━━━━━ Provided information ━━━━━
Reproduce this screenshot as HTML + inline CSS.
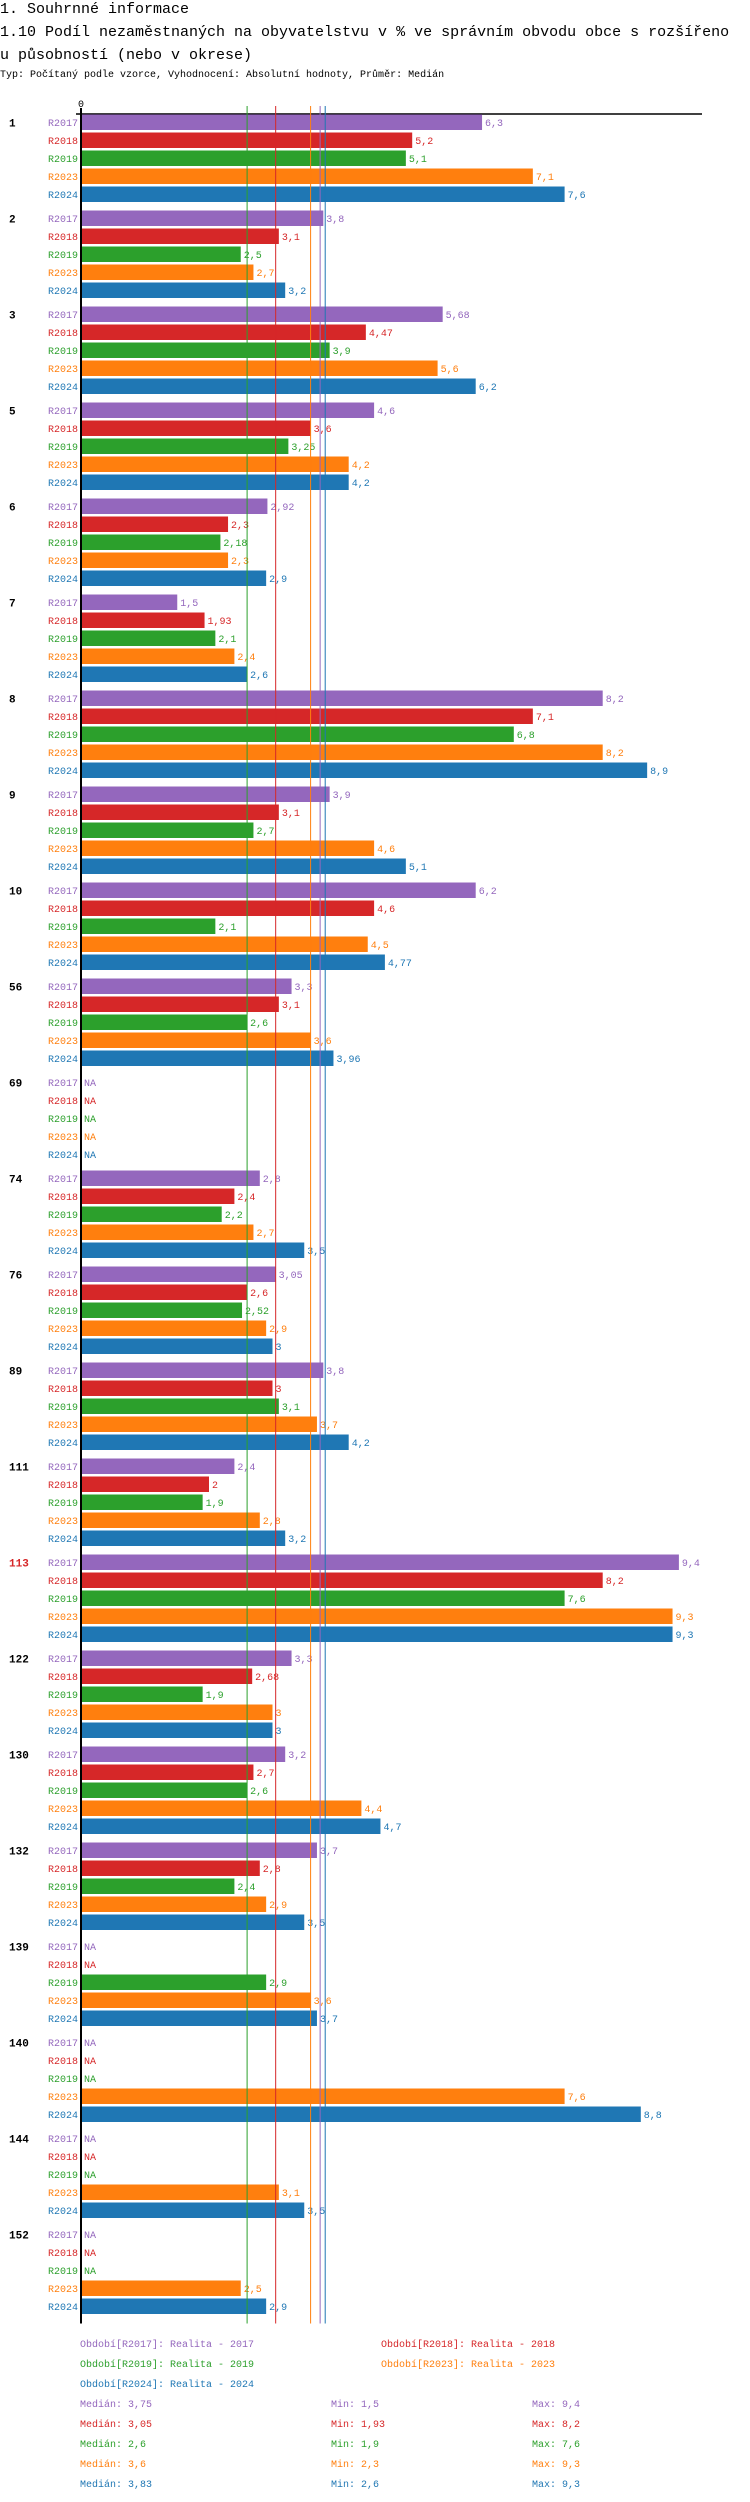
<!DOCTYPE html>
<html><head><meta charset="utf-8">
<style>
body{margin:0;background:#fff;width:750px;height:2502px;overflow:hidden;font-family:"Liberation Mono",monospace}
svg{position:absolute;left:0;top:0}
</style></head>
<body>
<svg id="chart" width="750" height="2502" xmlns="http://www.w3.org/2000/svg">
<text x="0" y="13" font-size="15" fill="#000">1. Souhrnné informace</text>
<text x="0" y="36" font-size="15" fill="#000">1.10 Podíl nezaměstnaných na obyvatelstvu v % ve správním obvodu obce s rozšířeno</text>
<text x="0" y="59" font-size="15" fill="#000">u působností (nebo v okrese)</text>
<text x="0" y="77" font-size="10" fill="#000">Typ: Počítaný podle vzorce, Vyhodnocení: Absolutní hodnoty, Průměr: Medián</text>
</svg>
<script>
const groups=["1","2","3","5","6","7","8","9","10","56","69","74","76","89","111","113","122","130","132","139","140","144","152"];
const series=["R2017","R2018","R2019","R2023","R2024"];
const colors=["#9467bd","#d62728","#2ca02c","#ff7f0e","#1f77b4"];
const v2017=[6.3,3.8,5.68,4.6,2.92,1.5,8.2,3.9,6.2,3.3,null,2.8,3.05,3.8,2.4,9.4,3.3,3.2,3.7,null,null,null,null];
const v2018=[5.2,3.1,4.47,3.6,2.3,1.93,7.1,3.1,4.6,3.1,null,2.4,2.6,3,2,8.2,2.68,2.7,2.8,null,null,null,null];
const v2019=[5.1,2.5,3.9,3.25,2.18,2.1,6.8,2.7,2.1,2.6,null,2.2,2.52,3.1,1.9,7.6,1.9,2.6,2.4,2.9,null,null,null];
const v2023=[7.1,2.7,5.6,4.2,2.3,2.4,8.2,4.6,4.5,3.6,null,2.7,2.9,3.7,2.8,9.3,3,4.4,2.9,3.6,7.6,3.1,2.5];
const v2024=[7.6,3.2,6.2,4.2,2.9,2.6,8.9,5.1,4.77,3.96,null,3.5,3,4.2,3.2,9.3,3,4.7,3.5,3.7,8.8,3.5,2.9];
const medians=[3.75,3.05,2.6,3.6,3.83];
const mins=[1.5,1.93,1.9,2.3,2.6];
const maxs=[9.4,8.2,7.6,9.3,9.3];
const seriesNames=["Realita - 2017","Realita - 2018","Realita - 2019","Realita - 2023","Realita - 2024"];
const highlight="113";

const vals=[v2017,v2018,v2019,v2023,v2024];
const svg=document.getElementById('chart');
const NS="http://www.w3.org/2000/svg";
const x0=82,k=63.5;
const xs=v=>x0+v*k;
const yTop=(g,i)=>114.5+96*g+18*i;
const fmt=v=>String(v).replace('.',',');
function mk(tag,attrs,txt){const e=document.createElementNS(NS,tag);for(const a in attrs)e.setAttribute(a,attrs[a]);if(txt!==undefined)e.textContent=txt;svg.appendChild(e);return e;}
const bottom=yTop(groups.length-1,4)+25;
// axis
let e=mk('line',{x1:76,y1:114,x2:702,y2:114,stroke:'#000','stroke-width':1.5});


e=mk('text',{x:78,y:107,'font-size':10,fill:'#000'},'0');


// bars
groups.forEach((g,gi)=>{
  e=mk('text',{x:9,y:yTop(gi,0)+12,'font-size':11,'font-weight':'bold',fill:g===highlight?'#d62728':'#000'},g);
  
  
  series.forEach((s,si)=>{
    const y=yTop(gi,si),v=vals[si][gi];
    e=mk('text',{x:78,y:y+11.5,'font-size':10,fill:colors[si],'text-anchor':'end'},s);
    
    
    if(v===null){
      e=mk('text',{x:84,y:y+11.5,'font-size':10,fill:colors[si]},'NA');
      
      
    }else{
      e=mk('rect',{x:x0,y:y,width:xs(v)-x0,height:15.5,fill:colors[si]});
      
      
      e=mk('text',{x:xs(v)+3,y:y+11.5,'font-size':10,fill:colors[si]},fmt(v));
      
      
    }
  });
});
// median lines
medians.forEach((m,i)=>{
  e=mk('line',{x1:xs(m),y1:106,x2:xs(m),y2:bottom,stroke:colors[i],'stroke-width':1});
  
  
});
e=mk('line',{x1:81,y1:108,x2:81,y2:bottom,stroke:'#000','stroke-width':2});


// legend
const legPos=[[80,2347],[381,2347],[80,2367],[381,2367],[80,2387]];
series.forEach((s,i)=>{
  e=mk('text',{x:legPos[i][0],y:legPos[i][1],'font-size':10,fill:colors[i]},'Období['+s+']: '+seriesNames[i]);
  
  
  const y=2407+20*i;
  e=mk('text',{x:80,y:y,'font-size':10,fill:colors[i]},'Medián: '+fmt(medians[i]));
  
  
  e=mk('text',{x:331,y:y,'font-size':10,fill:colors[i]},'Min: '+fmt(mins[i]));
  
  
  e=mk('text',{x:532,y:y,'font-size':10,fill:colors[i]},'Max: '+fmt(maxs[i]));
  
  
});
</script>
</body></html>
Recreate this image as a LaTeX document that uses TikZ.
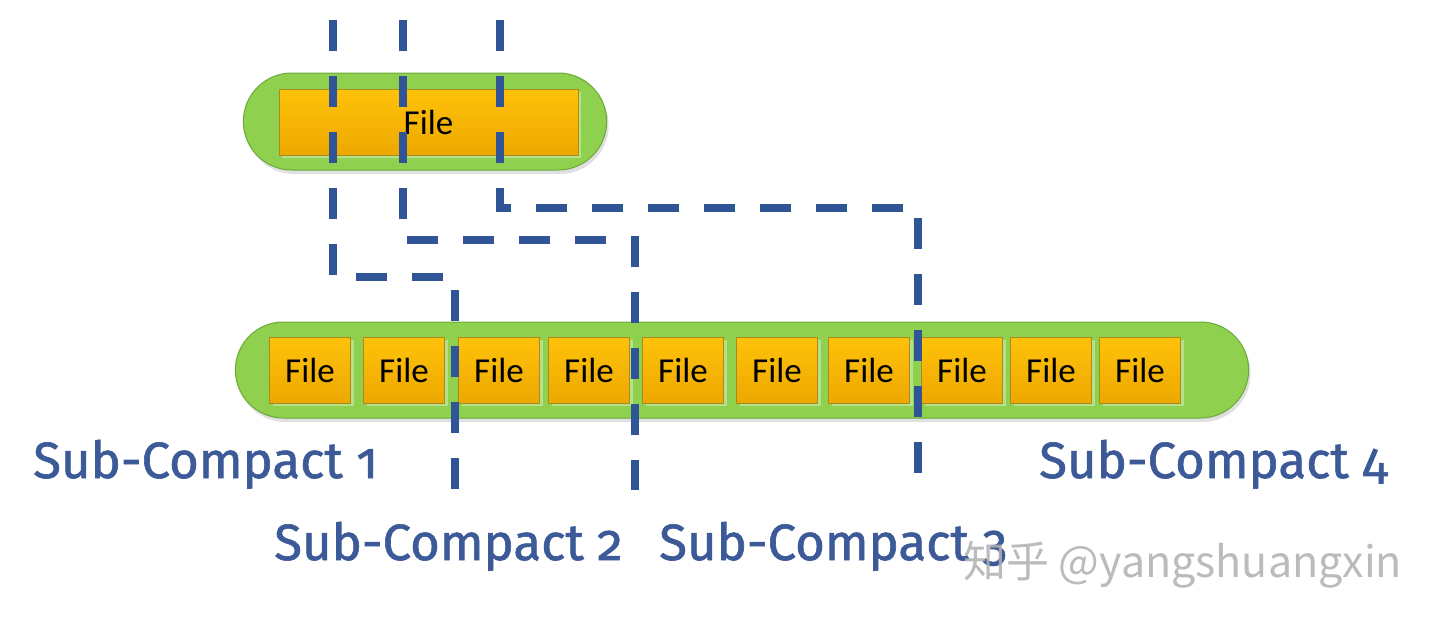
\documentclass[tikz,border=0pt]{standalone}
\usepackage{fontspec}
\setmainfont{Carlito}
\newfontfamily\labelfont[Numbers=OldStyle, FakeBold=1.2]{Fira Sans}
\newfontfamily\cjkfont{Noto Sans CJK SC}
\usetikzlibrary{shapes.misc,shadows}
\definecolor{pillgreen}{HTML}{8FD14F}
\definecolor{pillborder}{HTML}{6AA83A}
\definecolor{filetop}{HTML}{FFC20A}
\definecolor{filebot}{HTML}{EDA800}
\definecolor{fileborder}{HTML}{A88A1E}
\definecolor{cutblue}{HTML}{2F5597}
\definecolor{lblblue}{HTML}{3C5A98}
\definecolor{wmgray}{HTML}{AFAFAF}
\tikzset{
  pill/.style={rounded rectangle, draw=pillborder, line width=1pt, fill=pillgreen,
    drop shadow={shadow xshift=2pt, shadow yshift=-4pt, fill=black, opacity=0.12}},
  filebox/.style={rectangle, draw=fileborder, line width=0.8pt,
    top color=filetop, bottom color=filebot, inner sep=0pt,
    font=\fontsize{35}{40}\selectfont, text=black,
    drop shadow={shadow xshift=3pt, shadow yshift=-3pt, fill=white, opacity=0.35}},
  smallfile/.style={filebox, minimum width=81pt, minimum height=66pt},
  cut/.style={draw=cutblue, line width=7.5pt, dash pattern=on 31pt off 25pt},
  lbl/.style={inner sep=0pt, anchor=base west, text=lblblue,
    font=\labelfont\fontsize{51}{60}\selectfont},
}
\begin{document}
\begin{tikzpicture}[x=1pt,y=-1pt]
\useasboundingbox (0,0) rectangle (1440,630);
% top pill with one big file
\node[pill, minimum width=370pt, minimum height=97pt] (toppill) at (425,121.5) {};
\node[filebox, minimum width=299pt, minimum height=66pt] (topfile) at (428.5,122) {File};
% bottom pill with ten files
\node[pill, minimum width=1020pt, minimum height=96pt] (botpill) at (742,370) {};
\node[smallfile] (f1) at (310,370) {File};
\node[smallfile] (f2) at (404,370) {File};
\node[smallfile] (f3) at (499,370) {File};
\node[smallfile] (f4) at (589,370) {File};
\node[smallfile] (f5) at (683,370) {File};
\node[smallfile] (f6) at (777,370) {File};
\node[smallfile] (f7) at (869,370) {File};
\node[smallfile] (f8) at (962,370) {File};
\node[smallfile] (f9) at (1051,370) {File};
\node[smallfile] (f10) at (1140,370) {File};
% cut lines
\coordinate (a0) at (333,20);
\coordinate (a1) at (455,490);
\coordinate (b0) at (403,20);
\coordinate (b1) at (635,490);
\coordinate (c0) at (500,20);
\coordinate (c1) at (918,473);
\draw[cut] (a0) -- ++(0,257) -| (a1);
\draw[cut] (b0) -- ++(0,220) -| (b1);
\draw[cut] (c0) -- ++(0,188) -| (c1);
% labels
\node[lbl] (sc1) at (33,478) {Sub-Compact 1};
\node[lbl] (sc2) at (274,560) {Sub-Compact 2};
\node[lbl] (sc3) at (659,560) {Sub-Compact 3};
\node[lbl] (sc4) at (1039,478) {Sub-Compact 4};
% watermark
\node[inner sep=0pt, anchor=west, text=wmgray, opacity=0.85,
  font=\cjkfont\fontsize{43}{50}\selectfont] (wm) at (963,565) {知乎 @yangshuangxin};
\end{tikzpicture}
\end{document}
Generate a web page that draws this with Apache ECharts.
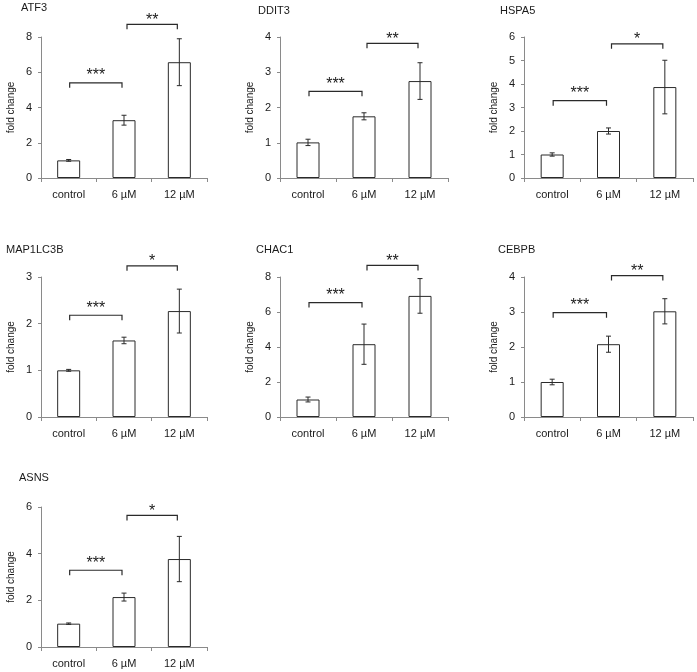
━━━━━
◆ **Exercise details**: Report every line in the data above in which the word "with" appears.

◆ **Output**:
% top pill with one big file
% bottom pill with ten files
Generate a web page that draws this with Apache ECharts.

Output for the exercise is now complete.